La abogada de Carme Forcadell, Olga Arderiu, considera que el juicio vulnera el principio de «inviolabilidad parlamentaria». «Todos los derechos de la Constitución se han vulnerado en esta causa», dijo Andreu Van den Eynde, defensor de Oriol Junqueras.

Por momentos, uno habría jurado que los jueces, poco acostumbrados a tolerar semejantes afirmaciones, habían pasado varios días en un monasterio budista, de tan hieráticos como lucían.

Igual que conviene subrayar los desmanes políticos, las capitulaciones del Estado, las sucesivas humillaciones, revolcones, piruetas y entregas, que tanto contribuyeron para forjar el espejismo de impunidad en el que se han desenvuelto los encausados, resultaba hermoso comprobar que en el banquillo no se sentaban más que los presuntos jefes de una organización criminal que habría conspirado para romper el orden constitucional.

Casi a la misma hora en que arrancaba el juicio, dos directores de cine, Álvaro Longoria y Gerardo Olivares, directores de la cinta «Dos Cataluñas», producida por Netflix, devolvieron en Berlín el premio Cinema for Peace. Se lo había entregado la noche anterior el prófugo Puigdemont, que aprovechó para vomitar un discurso entre el «agitprop» y las «fake news».

Longoria y Olivares dicen sentirse víctimas de una manipulación. Alguien debería de haberles recordado que la supuesta neutralidad de su cinta nunca fue tal, al apostar por una equidistancia no ya imposible, sino directamente obscena entre los defensores de la democracia y quienes niegan la condición de ciudadanos al resto de sus paisanos. Más o menos como aquella pelota vasca en la que Otegi, en onda Monty Python, largaba en plan majara sobre las hamburguesas, las vacas y el sentido de la vida.

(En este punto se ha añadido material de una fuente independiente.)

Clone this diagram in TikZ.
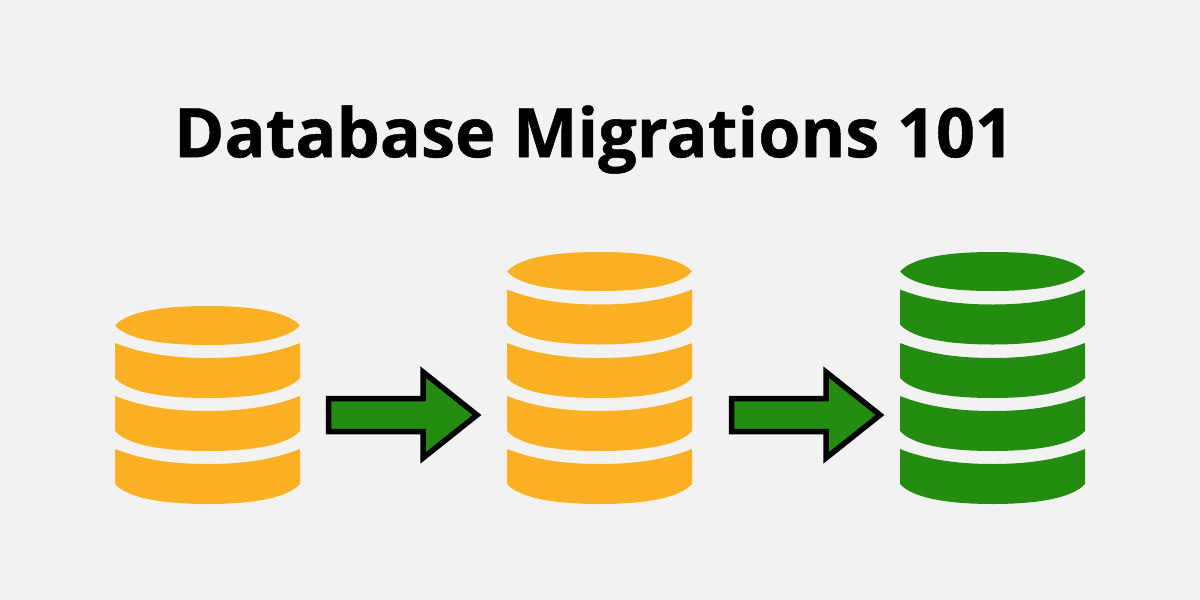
\documentclass[tikz,border=0pt]{standalone}
\usepackage{fontspec}
\setmainfont{Open Sans}[BoldFont={Open Sans Bold},BoldFeatures={FakeBold=0.7}]
\definecolor{bgc}{HTML}{F2F2F2}
\definecolor{amber}{HTML}{FCB125}
\definecolor{leaf}{HTML}{248C10}
\tikzset{
  x=1pt,y=-1pt,
  band/.pic={
    \fill[pic actions] (-92.5,0) .. controls (-62,12) and (-30,15) .. (0,15)
      .. controls (30,15) and (62,12) .. (92.5,0) -- (92.5,35)
      .. controls (80,49) and (45,55) .. (0,55)
      .. controls (-45,55) and (-80,49) .. (-92.5,35) -- cycle;
  },
  disc/.pic={
    \fill[pic actions] (-92.5,0) .. controls (-80,-14) and (-45,-19.5) .. (0,-19.5)
      .. controls (45,-19.5) and (80,-14) .. (92.5,0)
      .. controls (80,14) and (45,19.5) .. (0,19.5)
      .. controls (-45,19.5) and (-80,14) .. (-92.5,0) -- cycle;
  },
  flow/.pic={
    \draw[draw=black,fill=leaf,line width=5.5pt,miter limit=10]
      (328.5,398.5) -- (423,398.5) -- (423,372) -- (477,415) -- (423,458) -- (423,431.5) -- (328.5,431.5) -- cycle;
  }
}
\begin{document}
\begin{tikzpicture}
\path[use as bounding box,fill=bgc] (0,0) rectangle (1200,600);
\node[inner sep=0pt,anchor=center] (title) at (594,139.5) {\resizebox{840pt}{!}{\fontsize{72}{80}\selectfont\bfseries Database Migrations 101}};
% first cylinder
\pic[amber] at (207.5,325.5) {disc};
\pic[amber] at (207.5,343) {band};
\pic[amber] at (207.5,396) {band};
\pic[amber] at (207.5,449) {band};
% second cylinder
\pic[amber] at (599.5,271.5) {disc};
\pic[amber] at (599.5,289.5) {band};
\pic[amber] at (599.5,343) {band};
\pic[amber] at (599.5,396) {band};
\pic[amber] at (599.5,449) {band};
% third cylinder
\pic[leaf] at (992.5,271.5) {disc};
\pic[leaf] at (992.5,289.5) {band};
\pic[leaf] at (992.5,343) {band};
\pic[leaf] at (992.5,396) {band};
\pic[leaf] at (992.5,449) {band};
% arrows
\pic at (0,0) {flow};
\pic at (403,0) {flow};
\end{tikzpicture}
\end{document}
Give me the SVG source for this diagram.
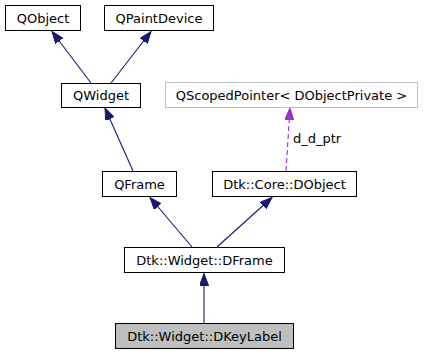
<svg xmlns="http://www.w3.org/2000/svg" width="424" height="355" viewBox="0 0 424 355">
  <style>
    .node rect { fill: #ffffff; stroke: #000000; stroke-width: 1; }
    .node.ext rect { stroke: #bfbfbf; }
    .node.self rect { fill: #bfbfbf; }
    text { font-family: "DejaVu Sans", "Liberation Sans", sans-serif; font-size: 13px; fill: #000000; }
    .node text { text-anchor: middle; }
    .inherit { stroke: #191970; stroke-width: 1.1; fill: none; marker-end: url(#arrowBlue); }
    .usage { stroke: #9a32cd; stroke-width: 1.1; fill: none; stroke-dasharray: 5,3; marker-end: url(#arrowPurple); }
  </style>
  <defs>
    <marker id="arrowBlue" markerUnits="userSpaceOnUse" markerWidth="14" markerHeight="10" refX="12" refY="4.5" orient="auto">
      <path d="M0,0 L12,4.5 L0,9 z" fill="#191970" stroke="#191970" stroke-width="1"/>
    </marker>
    <marker id="arrowPurple" markerUnits="userSpaceOnUse" markerWidth="14" markerHeight="10" refX="12" refY="4.5" orient="auto">
      <path d="M0,0 L12,4.5 L0,9 z" fill="#9a32cd" stroke="#9a32cd" stroke-width="1"/>
    </marker>
  </defs>

  <!-- connectors -->
  <g id="edges">
    <line class="inherit" x1="91" y1="83" x2="52" y2="31.5"/>
    <line class="inherit" x1="111" y1="83" x2="151" y2="31.5"/>
    <line class="inherit" x1="133" y1="171" x2="105" y2="108"/>
    <line class="inherit" x1="192" y1="247" x2="150" y2="197.5"/>
    <line class="inherit" x1="217" y1="247" x2="272" y2="197.5"/>
    <line class="inherit" x1="204" y1="323" x2="204" y2="273.5"/>
    <line class="usage" x1="286" y1="171" x2="290" y2="108"/>
    <text x="293" y="143">d_d_ptr</text>
  </g>

  <!-- classes -->
  <g id="QObject" class="node">
    <rect x="5.5" y="5.5" width="75" height="25"/>
    <text x="43" y="22.5">QObject</text>
  </g>
  <g id="QPaintDevice" class="node">
    <rect x="104.5" y="5.5" width="109" height="25"/>
    <text x="159" y="22.5">QPaintDevice</text>
  </g>
  <g id="QWidget" class="node">
    <rect x="61.5" y="83.5" width="79" height="24"/>
    <text x="101" y="100">QWidget</text>
  </g>
  <g id="QScopedPointer" class="node ext">
    <rect x="165.5" y="82.5" width="252" height="25"/>
    <text x="291.5" y="99.5">QScopedPointer&lt; DObjectPrivate &gt;</text>
  </g>
  <g id="QFrame" class="node">
    <rect x="102.5" y="171.5" width="74" height="25"/>
    <text x="139.5" y="188.5">QFrame</text>
  </g>
  <g id="DObject" class="node">
    <rect x="212.5" y="171.5" width="144" height="25"/>
    <text x="284.5" y="188.5">Dtk::Core::DObject</text>
  </g>
  <g id="DFrame" class="node">
    <rect x="124.5" y="247.5" width="160" height="25"/>
    <text x="204.5" y="264.5">Dtk::Widget::DFrame</text>
  </g>
  <g id="DKeyLabel" class="node self">
    <rect x="115.5" y="323.5" width="178" height="25"/>
    <text x="204.5" y="340.5">Dtk::Widget::DKeyLabel</text>
  </g>
</svg>
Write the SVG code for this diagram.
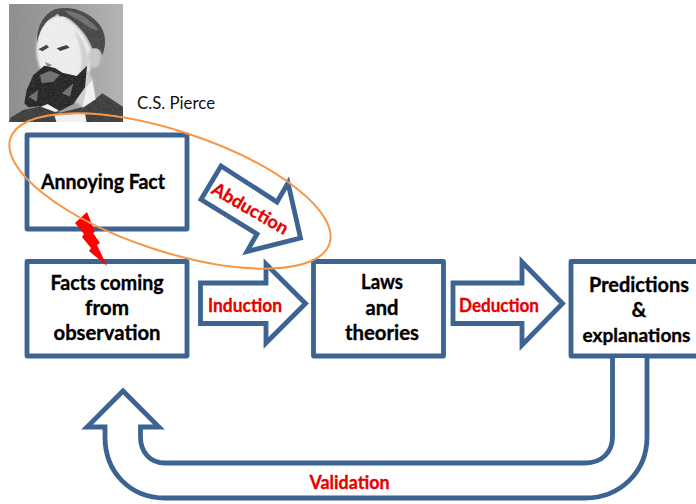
<svg xmlns="http://www.w3.org/2000/svg" width="696" height="504" viewBox="0 0 696 504">
<style>
.box{fill:#fff;stroke:#3c6391;stroke-width:4.8;stroke-linejoin:round}
.arrow{fill:#fff;stroke:#3c6391;stroke-width:4.8;stroke-linejoin:miter}
.t{font-family:"Lato","Carlito","Liberation Sans",sans-serif;font-weight:700;font-size:20.500px;fill:#000;stroke:#000;stroke-width:.35;text-anchor:middle}
.l{font-family:"Lato","Carlito","Liberation Sans",sans-serif;font-weight:700;font-size:18px;fill:#e60000;stroke:#e60000;stroke-width:.3;text-anchor:middle}
</style>
<defs>
<filter id="soft" x="-10%" y="-10%" width="120%" height="120%"><feGaussianBlur stdDeviation="2.500"/></filter>
<filter id="softer" x="-10%" y="-10%" width="120%" height="120%"><feGaussianBlur stdDeviation="2"/></filter>
<filter id="grain" x="0" y="0" width="100%" height="100%"><feTurbulence type="fractalNoise" baseFrequency=".6" numOctaves="2" seed="4"/><feColorMatrix values="0 0 0 0 .5 0 0 0 0 .5 0 0 0 0 .5 1.500 0 0 0 -.5"/></filter>
<linearGradient id="bg" x1="0" y1="0" x2="1" y2="0"><stop offset="0" stop-color="#8c8c8c"/><stop offset=".6" stop-color="#a0a0a0"/><stop offset="1" stop-color="#b4b4b4"/></linearGradient>
<clipPath id="pc"><rect x="12" y="12" width="342" height="354"/></clipPath>
</defs>
<rect width="696" height="504" fill="#fff"/>
<g id="portrait" transform="translate(5 0) scale(.33333)" clip-path="url(#pc)">
<rect x="12" y="12" width="342" height="354" fill="url(#bg)"/>
<g filter="url(#soft)">
<path d="M96,130C100,70 135,48 170,46C205,62 245,105 258,150L255,215L205,250L105,205C95,175 92,150 96,130Z" fill="#f0f0f0"/>
<path d="M205,90C235,115 250,150 250,205L225,225C235,170 225,125 205,90Z" fill="#d2d2d2"/>
<ellipse cx="268" cy="172" rx="19" ry="32" fill="#cacaca"/>
<path d="M240,205L262,235L270,300L235,325L205,300Z" fill="#cfcfcf"/>
</g>
<g filter="url(#softer)">
<path d="M12,366L18,352L55,330L110,318L165,338L230,322L272,296L292,280L354,320V366Z" fill="#3a3a3a"/>
<path d="M96,128C94,85 112,45 150,28C200,15 250,35 280,70C302,95 306,130 292,165C288,150 278,142 262,146C255,120 235,92 208,68C190,52 175,46 165,50C160,40 155,38 150,48C125,58 105,85 96,128Z" fill="#454545"/>
<path d="M178,32C215,32 250,52 280,88C270,100 240,70 205,52Z" fill="#6e6e6e"/>
<path d="M100,148L125,134L132,142L112,154ZM155,145L185,135L194,143L165,153Z" fill="#3a3a3a"/>
<path d="M120,186L142,195L128,203Z" fill="#8a8a8a"/>
<path d="M118,197L85,225L65,270L58,310L70,322L110,318L160,335L205,312L240,262L246,197L215,228L172,218L150,204Z" fill="#202020"/>
<path d="M105,225L135,212L165,224L145,245L110,250ZM70,290L100,270L95,305ZM170,280L205,250L195,290Z" fill="#6e6e6e"/>
<path d="M262,240L272,298L232,324L244,262ZM108,320L128,312L162,332L150,336ZM148,346L240,340L245,368H155Z" fill="#f4f4f4"/>
</g>
<rect x="12" y="12" width="342" height="354" filter="url(#grain)" opacity=".25"/>
</g>
<text x="137" y="109" style="font-family:'Lato','Carlito','Liberation Sans',sans-serif;font-size:17px;fill:#111" textLength="78" lengthAdjust="spacingAndGlyphs">C.S. Pierce</text>
<g id="annoying-fact">
<rect class="box" x="27" y="135" width="160" height="94"/>
<text class="t" x="103" y="189" textLength="124" lengthAdjust="spacingAndGlyphs">Annoying Fact</text>
</g>
<g id="facts">
<rect class="box" x="27" y="261.500" width="160" height="94.500"/>
<text class="t" x="107" y="290" textLength="113" lengthAdjust="spacingAndGlyphs">Facts coming</text>
<text class="t" x="107" y="315" textLength="44" lengthAdjust="spacingAndGlyphs">from</text>
<text class="t" x="107" y="340" textLength="107" lengthAdjust="spacingAndGlyphs">observation</text>
</g>
<g id="laws">
<rect class="box" x="313.500" y="261.500" width="130" height="94.500"/>
<text class="t" x="382" y="289" textLength="42" lengthAdjust="spacingAndGlyphs">Laws</text>
<text class="t" x="382" y="315" textLength="33" lengthAdjust="spacingAndGlyphs">and</text>
<text class="t" x="382" y="340" textLength="74" lengthAdjust="spacingAndGlyphs">theories</text>
</g>
<g id="predictions">
<rect class="box" x="571" y="261.500" width="140" height="94.500"/>
<text class="t" x="639" y="292" textLength="100" lengthAdjust="spacingAndGlyphs">Predictions</text>
<text class="t" x="639" y="317">&amp;</text>
<text class="t" x="636.500" y="342" style="font-size:19px" textLength="108" lengthAdjust="spacingAndGlyphs">explanations</text>
</g>
<g id="connectors">
<path class="arrow" d="M221,166L277,202L288,183L300.500,238L247,251.500L257,234L201,199.500Z"/>
<text class="l" transform="translate(247,214) rotate(30)" textLength="85" lengthAdjust="spacingAndGlyphs">Abduction</text>
<path class="arrow" d="M200.500,283H266V264L305.500,303.500L266,343V323.500H200.500Z"/>
<text class="l" x="245" y="312" textLength="74" lengthAdjust="spacingAndGlyphs">Induction</text>
<path class="arrow" d="M453,283H522V262L562.500,303.500L522,345V323.500H453Z"/>
<text class="l" x="499" y="312" textLength="80" lengthAdjust="spacingAndGlyphs">Deduction</text>
<path class="arrow" d="M612.500,358V437C612.500,452 602,463 585,463H165C150,463 140.500,452 140.500,437V427H159L123,391L87,427H105V437C105,472 130,498 165,498H585C620,498 647,472 647,437V358" stroke-linejoin="round"/>
<text class="l" x="349.500" y="489" textLength="80" lengthAdjust="spacingAndGlyphs">Validation</text>
<path id="bolt" d="M87,212L95,232L93,233L100,243L97,245L107,266L89,251L91,248L82,237L84,234L75,223Z" fill="#f00"/>
<ellipse cx="170" cy="191" rx="168" ry="60" transform="rotate(18.300 170 191)" fill="none" stroke="#f79646" stroke-width="2"/>
</g>
</svg>
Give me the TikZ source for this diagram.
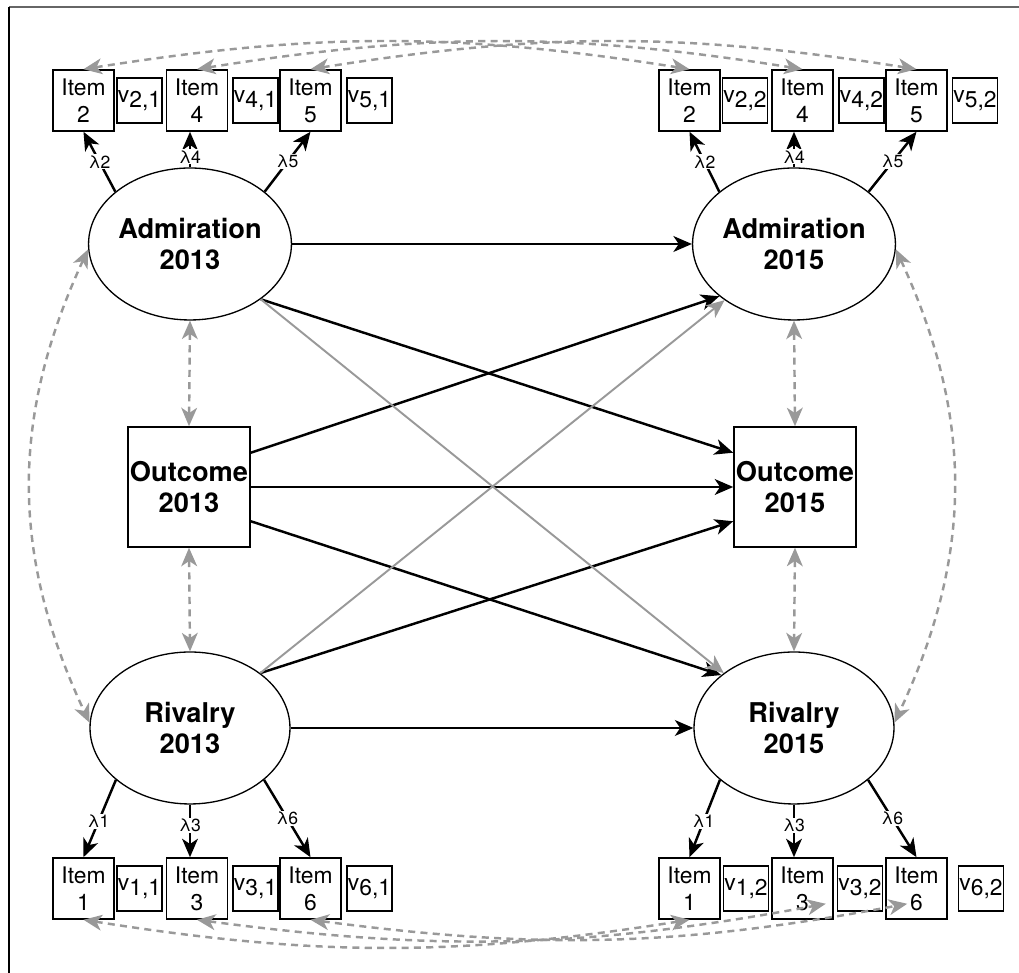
\documentclass[tikz,border=0pt]{standalone}
\usepackage{fontspec}
\setmainfont{TeX Gyre Heros}
\usetikzlibrary{shapes.geometric,arrows.meta}
\tikzset{
    latent/.style={ellipse,draw,line width=0.75pt,minimum width=4cm,minimum height=3.04cm,
        inner sep=0pt,align=center,font=\fontsize{15.5}{17.6}\selectfont\bfseries},
    outcome/.style={rectangle,draw,line width=0.9pt,minimum width=2.44cm,minimum height=2.4cm,
        inner sep=0pt,align=center,font=\fontsize{15.5}{17.6}\selectfont\bfseries},
    item/.style={rectangle,draw,line width=0.9pt,minimum size=1.22cm,inner sep=0pt,
        align=center,font=\fontsize{13}{15.3}\selectfont},
    resid/.style={rectangle,draw,line width=0.7pt,minimum size=0.9cm,inner sep=0pt,
        font=\fontsize{13}{15}\selectfont},
    reg/.style={->,line width=1.4pt},
    cov/.style={<->,line width=1.4pt,dash pattern=on 4pt off 3pt},
    lam/.style={fill=white,inner sep=0.6pt,font=\fontsize{10}{11}\selectfont},
}
\newcommand\Indicator[6]{%
    \node[item] (#1) at (#2,#4) {Item\\#5};
    \node[resid] (#1v) at (#3,#4) {\raisebox{0.45ex}{v}#6};
}
\begin{document}
\begin{tikzpicture}[x=0.02cm,y=0.02cm,>={Stealth[length=10.5pt,width=9pt,inset=3pt]}]
    \useasboundingbox (0,0) rectangle (1019,973);
    \draw[line width=1pt,black!60] (9,966) -- (1019,966);
    \draw[line width=0.6pt] (9,0) -- (9,966);

    \node[latent] (Adm13) at (190,729) {Admiration\\2013};
    \node[latent] (Adm15) at (794,729) {Admiration\\2015};
    \node[latent] (Riv13) at (190,245) {Rivalry\\2013};
    \node[latent] (Riv15) at (794,245) {Rivalry\\2015};
    \node[outcome] (Out13) at (189,486) {Outcome\\2013};
    \node[outcome] (Out15) at (795,486) {Outcome\\2015};

    \Indicator{I2a}{83.5}{139.5}{872.5}{2}{2,1}
    \Indicator{I4a}{197}{255.5}{872.5}{4}{4,1}
    \Indicator{I5a}{310.5}{369.5}{872.5}{5}{5,1}
    \Indicator{I2b}{689.5}{745}{872.5}{2}{2,2}
    \Indicator{I4b}{802.5}{861.5}{872.5}{4}{4,2}
    \Indicator{I5b}{916.5}{975}{872.5}{5}{5,2}
    \Indicator{I1a}{83.5}{139.5}{84.5}{1}{1,1}
    \Indicator{I3a}{197}{255.5}{84.5}{3}{3,1}
    \Indicator{I6a}{310.5}{369.5}{84.5}{6}{6,1}
    \Indicator{I1b}{689.5}{746}{84.5}{1}{1,2}
    \Indicator{I3b}{802.5}{860}{84.5}{3}{3,2}
    \Indicator{I6b}{916.5}{981}{84.5}{6}{6,2}

    % loadings
    \foreach \lat/\a/\b/\c in {Adm13/I2a/I4a/I5a, Adm15/I2b/I4b/I5b} {
        \draw[reg] (\lat.145) -- node[lam] {λ2} (\a.south);
        \draw[reg] (\lat.90) -- node[lam,pos=0.3] {λ4} (\lat.90 |- \b.south);
        \draw[reg] (\lat.35) -- node[lam] {λ5} (\c.south);
    }
    \foreach \lat/\a/\b/\c in {Riv13/I1a/I3a/I6a, Riv15/I1b/I3b/I6b} {
        \draw[reg] (\lat.215) -- node[lam,pos=0.54] {λ1} (\a.north);
        \draw[reg] (\lat.270) -- node[lam,pos=0.4] {λ3} (\lat.270 |- \b.north);
        \draw[reg] (\lat.325) -- node[lam] {λ6} (\c.north);
    }

    % paths
    \draw[reg] (Adm13.east) -- (Adm15.west);
    \draw[reg] (Out13.east) -- (Out15.west);
    \draw[reg] (Riv13.east) -- (Riv15.west);
    \draw[reg] (Adm13.322) -- (Out15.151);
    \draw[reg] (Out13.29) -- (Adm15.215);
    \draw[reg] (Out13.331) -- (Riv15.144);
    \draw[reg] (Riv13.38) -- (Out15.209);
    \begin{scope}[color=black!40] % cross-lagged
        \draw[reg,line width=1.1pt] (Adm13.322) -- (Riv15.142);
        \draw[reg,line width=1.1pt] (Riv13.38) -- (Adm15.219);
    \end{scope}

    \begin{scope}[color=black!40] % covariances
        \draw[cov] (Adm13.south) -- (Out13.north);
        \draw[cov] (Out13.south) -- (Riv13.north);
        \draw[cov] (Adm15.south) -- (Out15.north);
        \draw[cov] (Out15.south) -- (Riv15.north);
        \draw[cov] (Adm13.183) to[bend right=25] (Riv13.177);
        \draw[cov] (Adm15.357) to[bend left=25] (Riv15.3);
        \draw[cov] (I2a.north) to[bend left=9] (I2b.north);
        \draw[cov] (I4a.north) to[bend left=9] (I4b.north);
        \draw[cov] (I5a.north) to[bend left=9] (I5b.north);
        \draw[cov] (I1a.south) to[bend right=9] (I1b.south);
        \draw[cov] (I3a.south) to[bend right=9] ([shift={(-8,16)}]I3b.south east);
        \draw[cov] (I6a.south) to[bend right=9] ([shift={(22,16)}]I6b.south west);
    \end{scope}
\end{tikzpicture}
\end{document}
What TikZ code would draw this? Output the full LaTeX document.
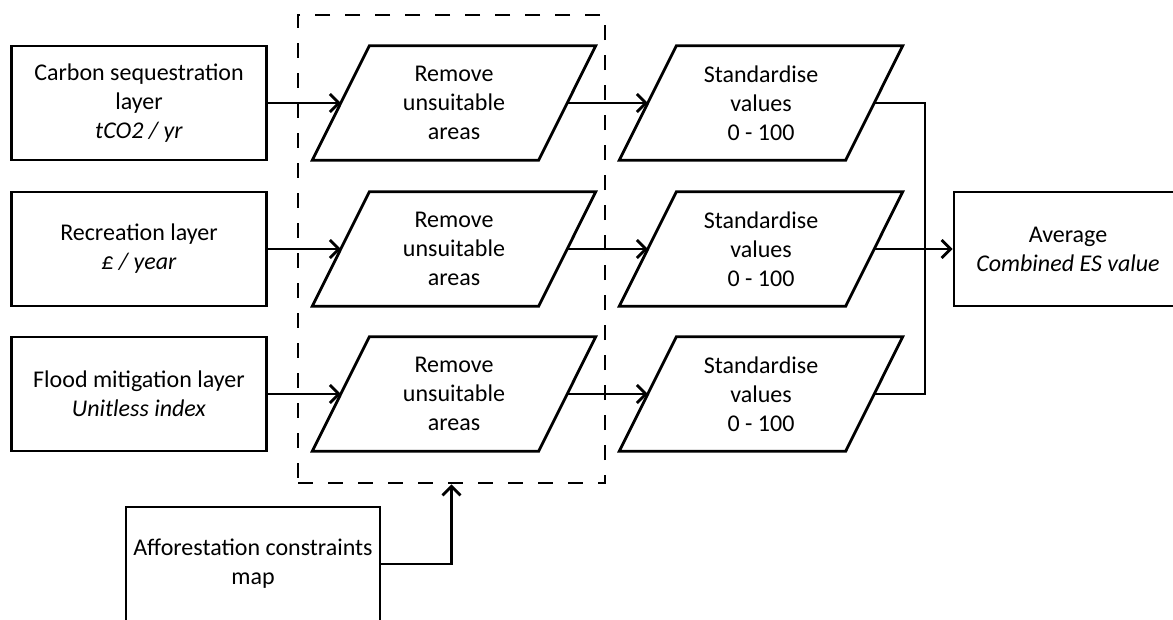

Torra, siempre impecable en su afán por caricaturizarse, sostiene que el juicio es «un acto de venganza contra un pueblo que puso sus cuerpos contra las porras». A sus señorías les corresponde ahora la tarea de expurgar los testimonios, analizar las pruebas y calibrar los hechos. Su misión tiene un componente añadido, digamos que pedagógico, pues mediante el milagro del «streaming» los niños españoles, algunos de ellos reputados editorialistas y politólogos, disfrutarán del privilegio de volver a la escuela. A ver si entienden que el ordenamiento jurídico no es una cataplasma al margen de la democracia, sino su propia garantía de supervivencia. El aval necesario para que los derechos de todos no sean calcinados.